Thanks ….. I am ending this with a saying I saw that I believe was sent through divine intervention, because the timing was perfect.

Tuesday, June 23, 2015

FEELINGS....... BOO HISS

OK………. Warning, what your about to read is neither positive nor inspiring. It is raw feelings from the moment. I can not even guarantee it will make any sense. I am just feeling the need to “get it out”, so here I go…………… I am so mad at myself right now, so disappointed and frustrated that I can hardly stand myself. Then as I sit in my anger it only takes a few moments before I just become sad or more accurately scared. THEN…. Taking a deep breathe I realize, NO I am actually Mad, Sad and Scared all at once, greeeeeeeaaaaat!!!!!!!!!!
I am Mad at myself for numerous reasons…..
I am Sad that I am feeling lost and alone with decisions / choices to face where none appear good options….
I am Scared at what may come… the unknown has never been something I am good with…… So what do I do with all this…. Oh I know turn to my couch and tell it how I am feeling, yes that will make things better.
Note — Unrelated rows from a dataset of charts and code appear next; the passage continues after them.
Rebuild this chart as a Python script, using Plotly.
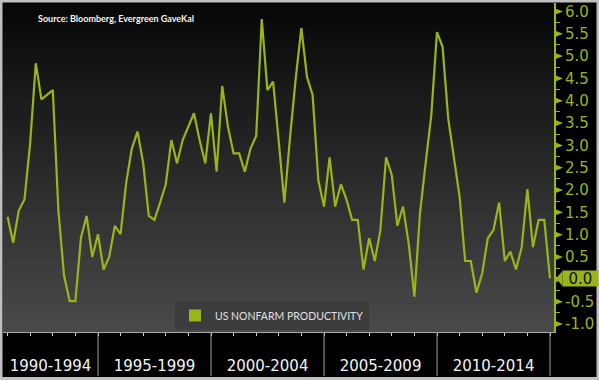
import plotly.graph_objects as go
import pandas as pd

# ---------------- data ----------------
series_name = "US NONFARM PRODUCTIVITY"
first_quarter = "1990Q4"
productivity = [
    1.40, 0.82, 1.54, 1.79, 3.05, 4.84, 4.03, 4.14, 4.24, 1.55,
    0.09, -0.49, -0.49, 0.93, 1.42, 0.50, 1.01, 0.22, 0.50, 1.20,
    1.01, 2.16, 2.93, 3.31, 2.60, 1.42, 1.33, 1.72, 2.13, 3.12,
    2.60, 3.12, 3.42, 3.72, 3.12, 2.60, 3.72, 2.41, 4.33, 3.42,
    2.82, 2.82, 2.41, 2.93, 3.21, 5.83, 4.24, 4.43, 3.08, 1.72,
    3.17, 4.49, 5.63, 4.53, 4.13, 2.22, 1.63, 2.73, 1.63, 2.13,
    1.78, 1.33, 1.33, 0.22, 0.92, 0.41, 1.10, 2.73, 2.34, 1.20,
    1.63, 0.80, -0.39, 1.48, 2.60, 3.68, 5.54, 5.21, 3.61, 2.67,
    1.85, 0.41, 0.41, -0.30, 0.13, 0.92, 1.10, 1.72, 0.41, 0.62,
    0.22, 0.72, 2.02, 0.72, 1.33, 1.33, 0.02,
]
group_labels = ["1990-1994", "1995-1999", "2000-2004", "2005-2009", "2010-2014"]
group_start_years = [1990, 1995, 2000, 2005, 2010]
group_span_years = 5
y_tick_values = [-1.0, -0.5, 0.0, 0.5, 1.0, 1.5, 2.0, 2.5, 3.0,
                 3.5, 4.0, 4.5, 5.0, 5.5, 6.0]
source_text = "Source: Bloomberg, Evergreen GaveKal"

# ---------------- styling ----------------
GREEN = "#98b51c"
W, H = 599, 380
ML, MR, MT, MB = 3, 45, 3, 48
PW, PH = W - ML - MR, H - MT - MB
x_range = [pd.Timestamp("1990-10-18"), pd.Timestamp("2015-03-06")]
y_range = [-1.18, 6.19]


def px_x(px):
    return (px - ML) / PW


def px_y(py):
    return (H - MB - py) / PH


q0 = pd.Period(first_quarter, freq="Q")
dates = [(q0 + k).end_time.normalize() for k in range(len(productivity))]
last = productivity[-1]

fig = go.Figure()
fig.add_trace(go.Scatter(
    x=dates, y=productivity, mode="lines", name=series_name,
    line=dict(color=GREEN, width=2.2), showlegend=False,
))
# legend entry with square swatch
fig.add_trace(go.Scatter(
    x=[None], y=[None], mode="markers", name=series_name,
    marker=dict(symbol="square", size=11, color=GREEN),
))

shapes = []
# vertical gradient background of the plot panel
n = 70
top_c, bot_c = (7, 7, 7), (74, 74, 74)
for k in range(n):
    t = (k + 0.5) / n
    c = tuple(round(bot_c[i] + (top_c[i] - bot_c[i]) * t) for i in range(3))
    shapes.append(dict(type="rect", xref="paper", yref="paper",
                       x0=0, x1=1, y0=k / n, y1=(k + 1) / n + 0.002,
                       fillcolor="rgb(%d,%d,%d)" % c, line=dict(width=0),
                       layer="below"))

# group separators below the axis
ends = [pd.Timestamp(year=s + group_span_years, month=1, day=1) for s in group_start_years]
for e in ends:
    shapes.append(dict(type="line", xref="x", yref="paper", x0=e, x1=e,
                       y0=0, y1=px_y(376), line=dict(color="#a0a0a0", width=1)))

# triangle markers for the right axis ticks
ppu = PH / (y_range[1] - y_range[0])
dy = 3.6 / ppu
for v in y_tick_values:
    shapes.append(dict(type="path", xref="paper", yref="y",
                       path="M 1,%f L %f,%f L 1,%f Z" % (v - dy, 1 + 9 / PW, v, v + dy),
                       fillcolor=GREEN, line=dict(width=0)))

# pointer for the last-value label
dl = 7.5 / ppu
shapes.append(dict(type="path", xref="paper", yref="y",
                   path="M %f,%f L %f,%f L %f,%f Z" % (1 + 2 / PW, last, 1 + 8.5 / PW, last + dl,
                                                      1 + 8.5 / PW, last - dl),
                   fillcolor=GREEN, line=dict(width=0)))

# outer frame
shapes.append(dict(type="rect", xref="paper", yref="paper",
                   x0=px_x(1), x1=px_x(598), y0=px_y(378.5), y1=px_y(1),
                   line=dict(color="#c0c0c0", width=3), layer="above"))

# group label positions: centre of visible part of each group
tick_vals, tick_text = [], []
for lab, s in zip(group_labels, group_start_years):
    a = max(pd.Timestamp(year=s, month=1, day=1), x_range[0])
    b = min(pd.Timestamp(year=s + group_span_years, month=1, day=1), x_range[1])
    tick_vals.append(a + (b - a) / 2)
    tick_text.append(lab)

year_ticks = [pd.Timestamp(year=y, month=1, day=1)
              for y in range(group_start_years[0], group_start_years[-1] + group_span_years + 1)]

minor_y = [v + 0.25 for v in y_tick_values[:-1]]
# the tick label hidden behind the last-value box is left blank
y_tick_text = ["" if abs(v - last) < 0.25 else "%.1f" % v for v in y_tick_values]

fig.update_layout(
    width=W, height=H,
    margin=dict(l=ML, r=MR, t=MT, b=MB, autoexpand=False),
    paper_bgcolor="#000000", plot_bgcolor="rgba(0,0,0,0)",
    shapes=shapes,
    legend=dict(x=px_x(272), y=px_y(315.5), xanchor="center", yanchor="middle",
                bgcolor="#3c3c3c", borderwidth=0,
                font=dict(family="Lato", size=10.5, color="#e0e0e0"),
                itemsizing="constant"),
    xaxis=dict(type="date", range=x_range, showgrid=False, zeroline=False,
               automargin=False,
               tickmode="array", tickvals=tick_vals, ticktext=tick_text,
               ticks="", tickfont=dict(family="DejaVu Sans", size=15, color="#f4f4f4"),
               ticklabelstandoff=20,
               showline=True, linecolor="#a8a8a8", linewidth=1,
               minor=dict(tickmode="array", tickvals=year_ticks, ticks="outside",
                          ticklen=3, tickwidth=1, tickcolor="#d0d0d0", showgrid=False)),
    yaxis=dict(side="right", range=y_range, showgrid=False, zeroline=False,
               automargin=False,
               tickmode="array", tickvals=y_tick_values, ticktext=y_tick_text,
               ticks="outside", ticklen=6, tickcolor="rgba(0,0,0,0)",
               tickfont=dict(family="DejaVu Sans", size=15, color=GREEN),
               showline=True, linecolor=GREEN, linewidth=2,
               minor=dict(tickmode="array", tickvals=minor_y, ticks="outside",
                          ticklen=4, tickwidth=1, tickcolor=GREEN, showgrid=False)),
    annotations=[
        dict(xref="paper", yref="paper", x=px_x(36), y=px_y(18),
             xanchor="left", yanchor="middle", showarrow=False,
             text="<b>%s</b>" % source_text,
             font=dict(family="Lato", size=9, color="#f4f4f4")),
        dict(xref="paper", yref="y", x=1, y=last, xanchor="left", yanchor="middle",
             xshift=8, showarrow=False, text="%.1f" % last,
             width=33, height=13, borderpad=1, bgcolor=GREEN, align="center",
             font=dict(family="DejaVu Sans", size=15, color="#111111")),
    ],
)

fig.write_html("out.html", config={"displayModeBar": False},
               post_script="document.body.style.margin='0';")
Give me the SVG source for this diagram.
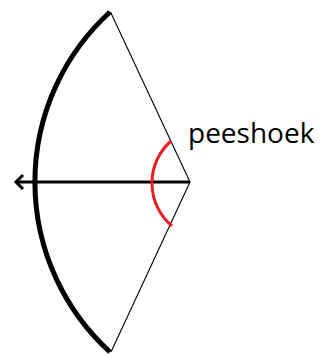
<svg xmlns="http://www.w3.org/2000/svg" width="335" height="356" viewBox="0 0 335 356">
<style>
.thin{fill:none;stroke:#000;stroke-width:1.1}
.bow{fill:none;stroke:#000;stroke-width:5}
.arr{fill:none;stroke:#000;stroke-width:3}
.red{fill:none;stroke:#ed1c24;stroke-width:3}
.lbl{font-family:"Open Sans","Noto Sans",sans-serif;font-size:28px;fill:#000}
</style>
<rect width="335" height="356" fill="#fff"/>
<g id="connectors">
<path class="thin" d="M110.5,12 L190,182 L111,352"/>
<path class="bow" d="M110,12 A230,230 0 0 0 110,352"/>
<path class="arr" d="M190,182 H17"/>
<path class="arr" d="M23,175 L16,182 L23,189"/>
<path class="red" d="M171,141 A56,56 0 0 0 172,226"/>
</g>
<g id="label">
<text class="lbl" x="188" y="143">peeshoek</text>
</g>
</svg>
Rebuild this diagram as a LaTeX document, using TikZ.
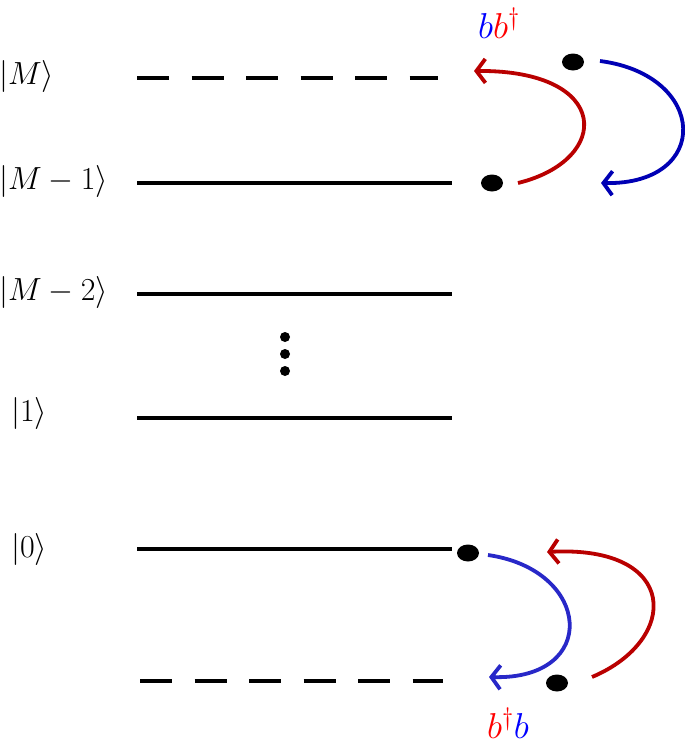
\RequirePackage{fix-cm}
\documentclass[tikz,border=0pt]{standalone}
\usetikzlibrary{arrows.meta,shapes.geometric}
\definecolor{arrred}{RGB}{185,0,0}
\definecolor{arrblue}{RGB}{0,0,180}
\definecolor{arrblueb}{RGB}{40,40,200}
\begin{document}
\begin{tikzpicture}[x=1pt,y=-1pt,
  ket/.style={anchor=west,inner sep=0pt,font=\fontsize{32}{38}\selectfont},
  oplabel/.style={inner sep=0pt,font=\fontsize{36}{42}\selectfont},
  level/.style={line width=4.5pt},
  dlevel/.style={line width=4.5pt,dash pattern=on 32pt off 22.5pt},
  dotnode/.style={ellipse,fill=black,minimum width=22pt,minimum height=17pt,inner sep=0pt},
  smalldot/.style={circle,fill=black,minimum size=10pt,inner sep=0pt},
  hop/.style={line width=3.8pt,-{Straight Barb[length=9pt,width=24pt,line width=3.8pt]}}]
\useasboundingbox (0,0) rectangle (685,747);
% labels
\node[ket] (kM) at (-1,76) {$|M\rangle$};
\node[ket] (kM1) at (-1,181) {$|M-1\rangle$};
\node[ket] (kM2) at (-1,292) {$|M-2\rangle$};
\node[ket] (k1) at (11,413) {$|1\rangle$};
\node[ket] (k0) at (11,549) {$|0\rangle$};
% levels
\coordinate (aM) at (137,78); \coordinate (bM) at (438,78);
\coordinate (a1) at (137,183); \coordinate (b1) at (452,183);
\coordinate (a2) at (137,294); \coordinate (b2) at (452,294);
\coordinate (a3) at (137,418); \coordinate (b3) at (452,418);
\coordinate (a4) at (137,549); \coordinate (b4) at (452,549);
\coordinate (a5) at (140,681); \coordinate (b5) at (443,681);
\draw[dlevel] (aM) -- (bM);
\draw[level] (a1) -- (b1);
\draw[level] (a2) -- (b2);
\draw[level] (a3) -- (b3);
\draw[level] (a4) -- (b4);
\draw[dlevel] (a5) -- (b5);
% vertical dots
\node[smalldot] (v1) at (285,337) {};
\node[smalldot] (v2) at (285,354) {};
\node[smalldot] (v3) at (285,371) {};
% particles
\node[dotnode] (pT) at (573,62) {};
\node[dotnode] (pTb) at (492,183) {};
\node[dotnode] (pB) at (468,553) {};
\node[dotnode] (pBb) at (557,683) {};
% top arrows
\coordinate (rT0) at (518,183); \coordinate (rT1) at (474,71);
\draw[hop,arrred] (rT0) .. controls (612,160) and (612,70) .. (rT1);
\coordinate (bT0) at (600,61); \coordinate (bT1) at (601,183);
\draw[hop,arrblue] (bT0) .. controls (708,75) and (712,185) .. (bT1);
% bottom arrows
\coordinate (bB0) at (488,555); \coordinate (bB1) at (489,677);
\draw[hop,arrblueb] (bB0) .. controls (592,570) and (600,680) .. (bB1);
\coordinate (rB0) at (592,677); \coordinate (rB1) at (547,552);
\draw[hop,arrred] (rB0) .. controls (680,640) and (680,545) .. (rB1);
% operator labels
\node[oplabel] (opT) at (499,23) {$\textcolor{blue}{b}\textcolor{red}{b^\dagger}$};
\node[oplabel] (opB) at (508,723) {$\textcolor{red}{b^\dagger}\textcolor{blue}{b}$};
\end{tikzpicture}
\end{document}
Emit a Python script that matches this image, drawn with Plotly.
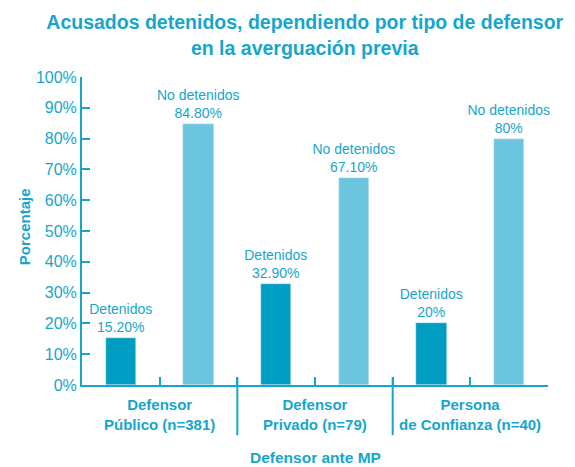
import plotly.graph_objects as go

# data
grupos = ["Defensor<br>Público (n=381)", "Defensor<br>Privado (n=79)", "Persona<br>de Confianza (n=40)"]
detenidos = [15.2, 32.9, 20]
no_detenidos = [84.8, 67.1, 80]
etiq_detenidos = ["Detenidos<br>15.20%", "Detenidos<br>32.90%", "Detenidos<br>20%"]
etiq_no_detenidos = ["No detenidos<br>84.80%", "No detenidos<br>67.10%", "No detenidos<br>80%"]
y_ticks = list(range(0, 101, 10))
y_tick_text = [f"{v}%" for v in y_ticks]

TEAL = "#17A6CB"
DARK = "#009DC3"
LIGHT = "#6CC5DE"
FONT = "Liberation Sans, Arial, sans-serif"

# each group takes two slots on a linear axis: detained, then not detained
pos_det = [2 * i for i in range(len(grupos))]
pos_no = [2 * i + 1 for i in range(len(grupos))]

fig = go.Figure()
fig.add_trace(go.Bar(x=pos_det, y=detenidos, width=0.39, marker_color=DARK,
                     text=etiq_detenidos, textposition="outside", constraintext="none",
                     textfont=dict(size=14, color=TEAL, family=FONT),
                     cliponaxis=False, hoverinfo="skip"))
fig.add_trace(go.Bar(x=pos_no, y=no_detenidos, width=0.39, marker_color=LIGHT,
                     text=etiq_no_detenidos, textposition="outside", constraintext="none",
                     textfont=dict(size=14, color=TEAL, family=FONT),
                     cliponaxis=False, hoverinfo="skip"))

n_slots = 2 * len(grupos)
fig.update_xaxes(range=[-0.5, n_slots - 0.5], tickvals=[k - 0.5 for k in range(n_slots + 1)],
                 ticks="inside", ticklen=8, tickwidth=2, tickcolor=TEAL,
                 showticklabels=False, showline=True, linecolor=TEAL, linewidth=2,
                 showgrid=False, zeroline=False)
fig.update_yaxes(range=[0, 100], tickvals=y_ticks, ticktext=y_tick_text,
                 ticks="inside", ticklen=8, tickwidth=2, tickcolor=TEAL,
                 tickfont=dict(size=16, color=TEAL, family=FONT),
                 showline=True, linecolor=TEAL, linewidth=2,
                 showgrid=False, zeroline=False)

# y axis title placed by hand so it sits close to the tick labels
fig.add_annotation(x=-0.122, xref="paper", y=0.513, yref="paper", xanchor="center", yanchor="middle",
                   text="<b>Porcentaje</b>", textangle=-90, showarrow=False,
                   font=dict(size=15, color=TEAL, family=FONT))

# separators between groups, going below the axis
for k in range(1, len(grupos)):
    x_sep = 2 * k - 0.5
    fig.add_shape(type="line", xref="x", yref="paper", x0=x_sep, x1=x_sep, y0=0.025, y1=-0.163,
                  line=dict(color=TEAL, width=2))

for i, g in enumerate(grupos):
    fig.add_annotation(x=2 * i + 0.5, xref="x", y=-0.03, yref="paper", yanchor="top",
                       text=f"<b>{g}</b>", showarrow=False,
                       font=dict(size=15, color=TEAL, family=FONT))

fig.add_annotation(x=0.5, xref="paper", y=-0.236, yref="paper", yanchor="middle",
                   text="<b>Defensor ante MP</b>", showarrow=False,
                   font=dict(size=15.5, color=TEAL, family=FONT))

fig.update_layout(
    width=575, height=467,
    margin=dict(l=82, r=27, t=77, b=82),
    paper_bgcolor="white", plot_bgcolor="white",
    showlegend=False, bargap=0,
    title=dict(text="<b>Acusados detenidos, dependiendo por tipo de defensor<br>en la averguación previa</b>",
               x=0.53, xanchor="center", y=0.937, yanchor="top",
               font=dict(size=19.5, color=TEAL, family=FONT)),
)

fig.write_html("out.html", config={"displayModeBar": False},
               post_script="document.body.style.margin='0';")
And Why is it as soon as you open the door to even the slightest negativity, before you know it, the door is busted open with all the rest of the struggles you have been managing from day to day, but now in this moment, you are quickly reminded of so that you can add being overwhelmed to the list of fun feelings you are experiencing…. WOW such delight. None of this is probably near as awful as it feels but that little fact doesn’t matter when your feeling it. It is sort of like that saying “This too shall pass” …. Well sure it will, However while it is here…. It Sucks! It is amazing how easy it is to go to that “crazy” state of mind….. That circular thought process that just grows like a good whirlpool, getting bigger, crazier, building up speed …… Someone make it stop….. Toss me a life jacket….. Or better yet jump on in with me it is definitely a ride to remember! OK…. So that’s is it for now… Just felt the need to get that out of my head…. And let ya all know, Crazy loves crazy!